LPC determination: Approved


Item 7

550 West 27th Street, 260 11th Avenue, 549 West 26th Street – West Chelsea Historic District

CERTIFICATE OF APPROPRIATENESS, Docket #1934154

An Italian Renaissance Revival style office and factory building designed by Clinton & Russell and built in 1911-1912, an American Round Arch style factory building designed by Charles H. Caldwell and built in 1900-1901, and an empty lot. Application is to construct a new building and rooftop additions, and alter the facades.

HDC finds that this proposal fails to respect the industrial past of this neighborhood and the character of this historically and architecturally important assemblage of early 20th century industrial buildings. We are perplexed by the rationale for facing the building in glass where precedent for materials at the site is so clearly established.

As proposed, the sprawling aggregation of glass which spills over onto 26th Street will have a deleterious effect on the district. The proposed cantilever over the former John Williams Foundry Bronze and Iron Works, another prestigious industrial firm of the period, will unfairly compete and distract from the strong industrial character of both the building below and the streetscape. Cantilevers often relegate the historic, protected building to a rank of “in the way” as opposed to a status of celebration. The visual consequence is that the historic building appears boxed in and no longer reads as an independent, designed building, but rather a trapped amalgamation of cluttered construction from different eras.

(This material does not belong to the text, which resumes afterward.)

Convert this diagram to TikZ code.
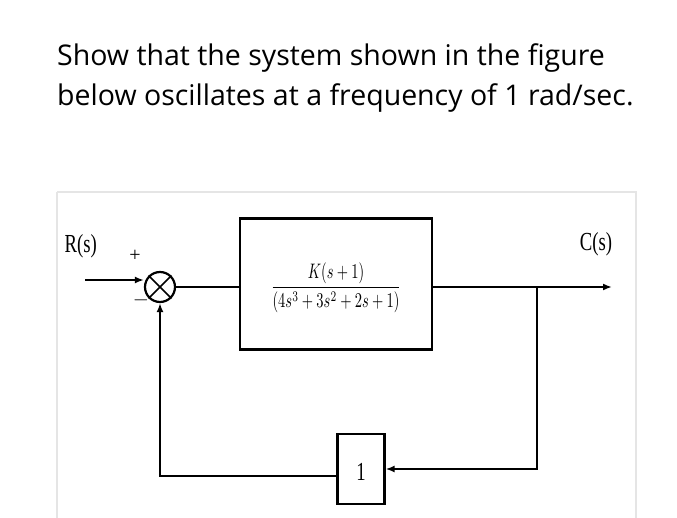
\documentclass[tikz,border=0pt]{standalone}
\usepackage{fontspec}
\setmainfont{Liberation Serif}
\newfontfamily\titlefont{Open Sans}
\usetikzlibrary{arrows.meta}
\begin{document}
\begin{tikzpicture}[x=1pt,y=-1pt,
  wire/.style={line width=2.2pt,-{Latex[length=9pt,width=7pt]}},
  plain/.style={line width=2.2pt},
  blk/.style={draw,line width=2.2pt,inner sep=0pt},
  lbl/.style={font=\fontsize{26}{26}\selectfont,xscale=0.72}]
\useasboundingbox (0,0) rectangle (677,518);
\fill[white] (0,0) rectangle (677,518);
\draw[gray!20,line width=1.5pt] (57,192) -- (636,192) -- (636,518) (57,192) -- (57,518);
\node[anchor=base west,inner sep=0pt,font=\titlefont\fontsize{28.5}{28.5}\selectfont] (t1) at (57,66) {Show that the system shown in the figure};
\node[anchor=base west,inner sep=0pt,font=\titlefont\fontsize{28.5}{28.5}\selectfont] (t2) at (57,106) {below oscillates at a frequency of 1 rad/sec.};
\node[draw,circle,line width=2.2pt,minimum size=30pt,inner sep=0pt] (sum) at (160,287) {};
\draw[line width=1.6pt] (sum.north west) -- (sum.south east) (sum.north east) -- (sum.south west);
\node[blk,minimum width=192pt,minimum height=131pt] (G) at (336,284) {};
\node (frac) at (336,288) {\scalebox{1.45}[2.1]{$\displaystyle\frac{K(s+1)}{(4s^3+3s^2+2s+1)}$}};
\node[blk,minimum width=47pt,minimum height=70pt] (H) at (361,469) {};
\node[lbl] (one) at (361,472) {1};
\node[lbl,anchor=west] (R) at (62,246) {R(s)};
\node[lbl] (C) at (596,244) {C(s)};
\node[font=\fontsize{20}{20}\selectfont] (plus) at (135,256) {+};
\node[font=\fontsize{20}{20}\selectfont] (minus) at (141,300) {$-$};
\coordinate (in) at (85,280);
\coordinate (out) at (612,287);
\coordinate (br) at (537,287);
\coordinate (fb) at (160,476);
\draw[wire] (in) -- (sum.west |- in);
\draw[plain] (sum.east) -- (G.west |- sum.east);
\draw[wire] (G.east |- br) -- (out);
\draw[wire] (br) |- (H.east);
\draw[wire] (H.west |- fb) -| (sum.south);
\end{tikzpicture}
\end{document}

We also find that the visible portion of the addition from the vantage of Eleventh Avenue and 27th Street distracts from the former elevator company headquarter’s monumental pressed-copper cornice. The brightly colored ductwork, apparently inspired by the Pompidou Center is also entirely unsympathetic to the subdued character and materials of the existing buildings at the site. There are many other avenues to build something contemporary here, and we ask that they be explored.